Ook van sommige vleermuizen is periodieke trek bekend. In één geval wordt daarbij een afstand van ca. 1000 km boven open zee afgelegd om een bepaalde groep eilanden te bereiken. Hoe de dieren zich daarbij oriënteren is raadselachtiger dan bij vogels; immers vleermuizen zien zéér slecht (echolokalisatie). Bij insekten kent men eveneens trek, b.v. bij de treksprinkhaan, die de gevreesde sprinkhanenplaag veroorzaakt. Merkwaardig is ook het trekken van de trekmieren, o.a. in Afrika, die in miljoenenlegers oprukken en alles wat leeft aanvallen en vernietigen. Tenslotte het trekken van vlinders: er zijn soorten, die b.v. in Nederland en België gewoon zijn, maar die hier toch telkens ’s winters te gronde gaan en die ieder jaar opnieuw uit zuidelijker streken naar onze landen trekken.

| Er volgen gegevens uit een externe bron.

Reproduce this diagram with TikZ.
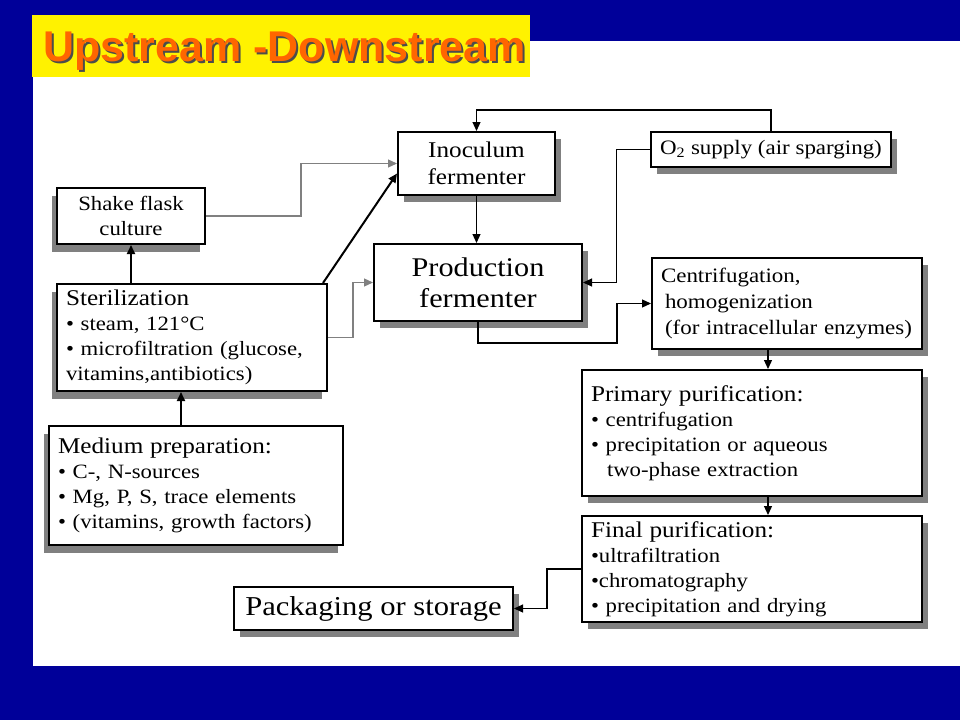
\documentclass[tikz,border=0pt]{standalone}
\usepackage{fontspec}
\setmainfont{Liberation Serif}[FakeStretch=1.12]
\newfontfamily\titlefont{Liberation Sans}
\usetikzlibrary{arrows.meta,shadows,calc,positioning}

\definecolor{slideblue}{RGB}{0,0,153}
\definecolor{titleorange}{RGB}{255,102,0}
\definecolor{shadegray}{RGB}{128,128,128}

\newcommand{\headline}{\fontsize{22.5}{25}\selectfont}

\tikzset{
  box/.style={draw, line width=2pt, fill=white, inner xsep=9pt, inner ysep=0pt,
    font=\fontsize{20.3}{25}\selectfont},
  shadeR/.style={drop shadow={shadow xshift=6pt, shadow yshift=-7pt, fill=shadegray, opacity=1}},
  shadeL/.style={drop shadow={shadow xshift=-5pt, shadow yshift=-8pt, fill=shadegray, opacity=1}},
  link/.style={-{Triangle[length=9pt,width=8pt]}, line width=1.2pt},
  fatlink/.style={link, line width=2pt},
  heading/.style={anchor=base west, inner sep=0pt, font=\titlefont\bfseries\fontsize{43}{43}\selectfont},
}

\begin{document}
\begin{tikzpicture}[x=1pt, y=-1pt]

    \useasboundingbox (0,0) rectangle (960,720);
    \fill[slideblue] (0,0) rectangle (960,720);
    \fill[white] (33,41) rectangle (960,666);
    \fill[yellow] (32,15) rectangle (530,77);

    \node[heading, text=black!70] (titleshade) at (45,63) {Upstream -Downstream};
    \node[heading, text=titleorange] (title) at (43,61) {Upstream -Downstream};

    % boxes
    \node[box, shadeR, align=center, minimum width=157pt, minimum height=63pt,
      font=\fontsize{22.5}{27}\selectfont] (inoc) at (476.5,163.5) {Inoculum\\fermenter};
    \node[box, shadeR, align=center, minimum width=238pt, minimum height=35pt,
      font=\fontsize{20.5}{25}\selectfont] (oxygen) at (771,149.5) {O\textsubscript{2} supply (air sparging)};
    \node[box, shadeL, align=center, minimum width=148pt, minimum height=56pt] (shake) at (131,216) {Shake flask\\culture};
    \node[box, shadeR, align=center, minimum width=208pt, minimum height=77pt,
      font=\fontsize{27}{31}\selectfont] (prod) at (478,282.5) {Production\\fermenter};
    \node[box, shadeR, align=left, text width=252pt, minimum height=91pt,
      font=\fontsize{20.5}{26}\selectfont] (centr) at (787,303.5)
      {Centrifugation,\\\hspace*{4pt}homogenization\\\hspace*{4pt}(for intracellular enzymes)};
    \node[box, shadeL, align=left, text width=252pt, minimum height=107pt] (steril) at (192,337.5)
      {{\headline Sterilization}\\• steam, 121°C\\• microfiltration (glucose,\\vitamins,antibiotics)};
    \node[box, shadeR, align=left, text width=322pt, minimum height=126pt] (primary) at (752,433)
      {{\headline Primary purification:}\\• centrifugation\\• precipitation or aqueous\\\hspace*{16pt}two-phase extraction};
    \node[box, shadeL, align=left, text width=276pt, minimum height=119pt] (medium) at (196,485.5)
      {{\headline Medium preparation:}\\• C-, N-sources\\• Mg, P, S, trace elements\\• (vitamins, growth factors)};
    \node[box, shadeR, align=left, text width=322pt, minimum height=106pt] (final) at (752,569)
      {{\headline Final purification:}\\•ultrafiltration\\•chromatography\\• precipitation and drying};
    \node[box, shadeR, align=center, minimum width=279pt, minimum height=43pt,
      font=\fontsize{27.3}{31}\selectfont] (pack) at (373.5,608.5) {Packaging or storage};

    % upstream arrows
    \draw[link, gray] (shake.east) -- ++(95,0) |- (inoc.west);
    \draw[fatlink] ($(steril.north east)+(-5,0)$) -- ($(inoc.west)+(0,10)$);
    \draw[fatlink] (steril.north -| shake.south) -- (shake.south);
    \draw[link, gray] (steril.east) -- ++(25,0) |- (prod.west);
    \draw[fatlink] ($(medium.north)+(-15,0)$) -- ($(steril.south)+(-11,0)$);
    \draw[link] (oxygen.north) -- ++(0,-21) -| (inoc.north);
    \draw[link] (oxygen.west) -- ++(-34,0) |- (prod.east);
    \draw[link] (inoc.south) -- (inoc.south |- prod.north);

    % downstream arrows
    \draw[link] (prod.south) -- ++(0,21) -| ($(centr.west)+(-34,0)$) -- (centr.west);
    \draw[link] ($(centr.south -| primary.north)+(16,0)$) -- ($(primary.north)+(16,0)$);
    \draw[link] ($(primary.south)+(16,0)$) -- ($(final.north)+(16,0)$);
    \draw[link] (final.west) -- ++(-34,0) |- (pack.east);

\end{tikzpicture}
\end{document}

LITT. A.Fehringer, Dierentrek (1960).

MILITARIA

Doordat een projectiel iets groter is dan de kleinste binnenmaat (tussen de velden) van de loop van een vuurwapen of een vuurmond, wordt het projectiel bij het afvuren gedeeltelijk in de trekken gedrongen. Het gaat hierdoor een draaiende beweging (rotatie) om de lengteas maken, wat de stabiliteit en dus ook de snelheid ten goede komt. Een loop voorzien van trekken heet getrokken loop, terwijl een gladde loop geen trekken en velden bezit. Afgezien van de meeste mortieren heeft vrijwel elk modern vuurwapen en stuk geschut een getrokken loop.